Question

If $$ \alpha,\beta $$ are the zeroes of $$ f(x)=2x^2+8x-8, $$ then
A
$$ \alpha+\beta=\alpha\beta $$
B
$$ \alpha+\beta>\alpha\beta $$
C
$$ \alpha+\beta<\alpha\beta $$
D
$$ \alpha+\beta+\alpha\beta=0 $$

Answer

**step1** Understanding the Problem and Identifying the Function

The problem asks us to determine the relationship between the sum and product of the zeroes of the given function $$f(x)=2x^2+8x-8$$. This function is a quadratic polynomial, which can be expressed in the general form $$ax^2+bx+c$$. The "zeroes" of the function are the values of $$x$$ for which $$f(x)=0$$.

**step2** Identifying Coefficients of the Quadratic Function

For the given quadratic function $$f(x)=2x^2+8x-8$$, we identify the numerical coefficients associated with each term:
The coefficient of $$x^2$$ is $$a = 2$$.
The coefficient of $$x$$ is $$b = 8$$.
The constant term is $$c = -8$$.

**step3** Recalling Properties of Zeroes of a Quadratic Function

For any quadratic equation in the form $$ax^2+bx+c=0$$, if $$\alpha$$ and $$\beta$$ represent its zeroes (also known as roots), there are fundamental relationships between these zeroes and the coefficients:
The sum of the zeroes, denoted as $$\alpha+\beta$$, is given by the formula: $$\alpha+\beta = -\frac{b}{a}$$.
The product of the zeroes, denoted as $$\alpha\beta$$, is given by the formula: $$\alpha\beta = \frac{c}{a}$$.

**step4** Calculating the Sum of the Zeroes

Using the formula for the sum of the zeroes, $$\alpha+\beta = -\frac{b}{a}$$, and substituting the values of $$b=8$$ and $$a=2$$ from Step 2:
$$ \alpha+\beta = -\frac{8}{2} $$
$$ \alpha+\beta = -4 $$

**step5** Calculating the Product of the Zeroes

Using the formula for the product of the zeroes, $$\alpha\beta = \frac{c}{a}$$, and substituting the values of $$c=-8$$ and $$a=2$$ from Step 2:
$$ \alpha\beta = \frac{-8}{2} $$
$$ \alpha\beta = -4 $$

**step6** Comparing the Sum and Product of the Zeroes

From Step 4, we determined that the sum of the zeroes, $$\alpha+\beta$$, is $$-4$$.
From Step 5, we determined that the product of the zeroes, $$\alpha\beta$$, is $$-4$$.
By comparing these two values, we observe that they are equal:
$$-4 = -4$$
Therefore, we can conclude that $$\alpha+\beta = \alpha\beta$$.

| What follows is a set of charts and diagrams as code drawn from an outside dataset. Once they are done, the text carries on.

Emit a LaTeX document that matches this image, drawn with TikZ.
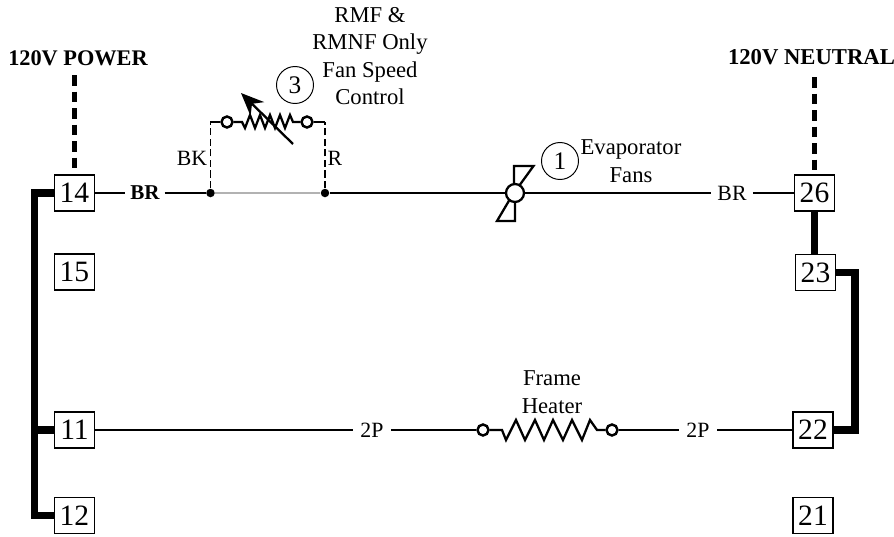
\documentclass[tikz,border=0pt]{standalone}
\usepackage{fontspec}
\setmainfont{Liberation Serif}
\usetikzlibrary{arrows.meta}
\tikzset{
	lbl/.style={font=\fontsize{6.45}{7.8}\selectfont, align=center, inner sep=0.5pt},
	wlbl/.style={font=\fontsize{6.2}{7}\selectfont, inner sep=1.2pt},
	tbox/.style={draw, line width=0.4pt, minimum width=0.4cm, minimum height=0.36cm, inner sep=0, font=\fontsize{8.4}{9}\selectfont},
	tag/.style={draw, circle, line width=0.28pt, minimum size=0.37cm, inner sep=0, font=\fontsize{7.2}{8}\selectfont},
	wire/.style={line width=0.3pt},
	bus/.style={line width=2pt},
	feed/.style={line width=1.15pt, dash pattern=on 3pt off 1.7pt},
	sym/.style={line width=0.65pt},
	term/.style={draw, circle, fill=white, line width=0.7pt, minimum size=0.11cm, inner sep=0},
	dot/.style={fill, circle, minimum size=0.085cm, inner sep=0}
}
\begin{document}
\begin{tikzpicture}
	\useasboundingbox (0,0) rectangle (8.94,5.36);
	% terminals
	\node[tbox] (t14) at (0.745, 3.43) {14};
	\node[tbox] (t15) at (0.745, 2.64) {15};
	\node[tbox] (t11) at (0.745, 1.06) {11};
	\node[tbox] (t12) at (0.745, 0.205) {12};
	\node[tbox] (t26) at (8.145, 3.43) {26};
	\node[tbox] (t23) at (8.155, 2.635) {23};
	\node[tbox] (t22) at (8.13, 1.06) {22};
	\node[tbox] (t21) at (8.13, 0.205) {21};
	% labels
	\node[lbl, font=\fontsize{6.35}{7.8}\selectfont\bfseries] (pwr) at (0.78, 4.78) {120V POWER};
	\node[lbl, font=\fontsize{6.45}{7.8}\selectfont\bfseries] (ntr) at (8.115, 4.79) {120V NEUTRAL};
	\node[lbl] (rmf) at (3.70, 4.80) {RMF \&\\RMNF Only\\Fan Speed\\Control};
	\node[lbl] (evap) at (6.31, 3.75) {Evaporator\\Fans};
	\node[lbl] (frame) at (5.52, 1.44) {Frame\\Heater};
	\node[wlbl] (bk) at (1.92, 3.78) {BK};
	\node[wlbl] (rd) at (3.35, 3.78) {R};
	\node[tag] (tag3) at (2.95, 4.51) {3};
	\node[tag] (tag1) at (5.60, 3.75) {1};
	% wire labels
	\node[wlbl, font=\fontsize{6}{7}\selectfont\bfseries] (brl) at (1.45, 3.43) {BR};
	\node[wlbl, inner sep=1.6pt] (brr) at (7.32, 3.43) {BR};
	\node[wlbl, inner sep=2pt] (pl) at (3.72, 1.06) {2P};
	\node[wlbl, inner sep=2pt] (pr) at (6.98, 1.06) {2P};
	% junctions
	\node[dot] (dl) at (2.105, 3.43) {};
	\node[dot] (dr) at (3.25, 3.43) {};
	\coordinate (cl) at (2.105, 4.14);
	\coordinate (cr) at (3.25, 4.14);
	\coordinate (b14) at (0.345, 3.43);
	\coordinate (b11) at (0.345, 1.06);
	\coordinate (b12) at (0.345, 0.205);
	\coordinate (c23) at (8.55, 2.635);
	\coordinate (c22) at (8.55, 1.06);
	\coordinate (p14) at (0.745, 4.61);
	\coordinate (p26) at (8.145, 4.59);
	% fan
	\draw[sym] (5.14, 3.52)--(5.14, 3.70)--(5.335, 3.70)--(5.19, 3.50);
	\draw[sym] (5.15, 3.34)--(5.15, 3.15)--(4.97, 3.15)--(5.10, 3.37);
	\node[draw, circle, fill=white, line width=0.65pt, minimum size=0.18cm, inner sep=0] (fan) at (5.15, 3.43) {};
	% resistors
	\node[term] (rl) at (2.27, 4.14) {};
	\node[term] (rr) at (3.07, 4.14) {};
	\node[term] (hl) at (4.83, 1.06) {};
	\node[term] (hr) at (6.12, 1.06) {};
	\draw[sym] (rl)--(2.42, 4.14)--(2.45, 4.08)--(2.50, 4.21)--(2.55, 4.08)--(2.60, 4.21)--(2.65, 4.08)--(2.70, 4.21)--(2.75, 4.08)--(2.80, 4.21)--(2.85, 4.08)--(2.90, 4.21)--(2.93, 4.14)--(rr);
	\draw[sym] (hl)--(5.02, 1.06)--(5.06, 0.96)--(5.16, 1.16)--(5.25, 0.96)--(5.35, 1.16)--(5.44, 0.96)--(5.53, 1.16)--(5.63, 0.96)--(5.72, 1.16)--(5.82, 0.96)--(5.90, 1.16)--(5.97, 1.06)--(hr);
	\draw[sym, -{Stealth[length=6.5pt, width=5.5pt]}] (2.93, 3.92)--(2.41, 4.43);
	% wires
	\draw[wire] (t14)--(brl);
	\draw[wire] (brl)--(dl);
	\draw[wire, gray!60] (dl)--(dr);
	\draw[wire] (dr)--(fan);
	\draw[wire] (fan)--(brr);
	\draw[wire] (brr)--(t26);
	\draw[wire, dash pattern=on 2pt off 1pt] (dl)--(cl);
	\draw[wire, dash pattern=on 2pt off 1pt] (dr)--(cr);
	\draw[wire] (cl)--(rl);
	\draw[wire] (cr)--(rr);
	\draw[wire] (t11)--(pl);
	\draw[wire] (pl)--(hl);
	\draw[wire] (hr)--(pr);
	\draw[wire] (pr)--(t22);
	\draw[feed] (p14)--(t14);
	\draw[feed] (p26)--(t26);
	\draw[bus] (t14)--(b14)--(b12)--(t12);
	\draw[bus] (b11)--(t11);
	\draw[bus] (t26.south)--(t26.south |- t23.north);
	\draw[bus] (t23)--(c23)--(c22)--(t22);
\end{tikzpicture}
\end{document}
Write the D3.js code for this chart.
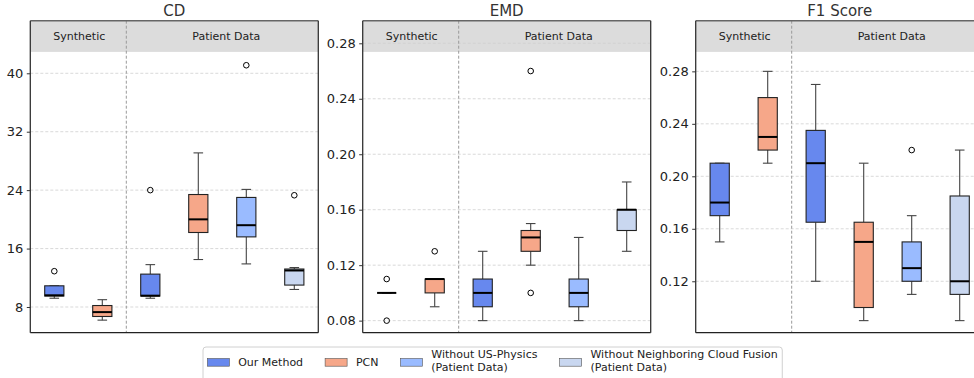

**step7** Selecting the Correct Option

Based on our findings in Step 6, the established relationship between the sum and product of the zeroes is $$\alpha+\beta=\alpha\beta$$.
Now, we compare this result with the given options:
A) $$\alpha+\beta=\alpha\beta$$
B) $$\alpha+\beta>\alpha\beta$$
C) $$\alpha+\beta<\alpha\beta$$
D) $$\alpha+\beta+\alpha\beta=0$$
The relationship we found matches option A.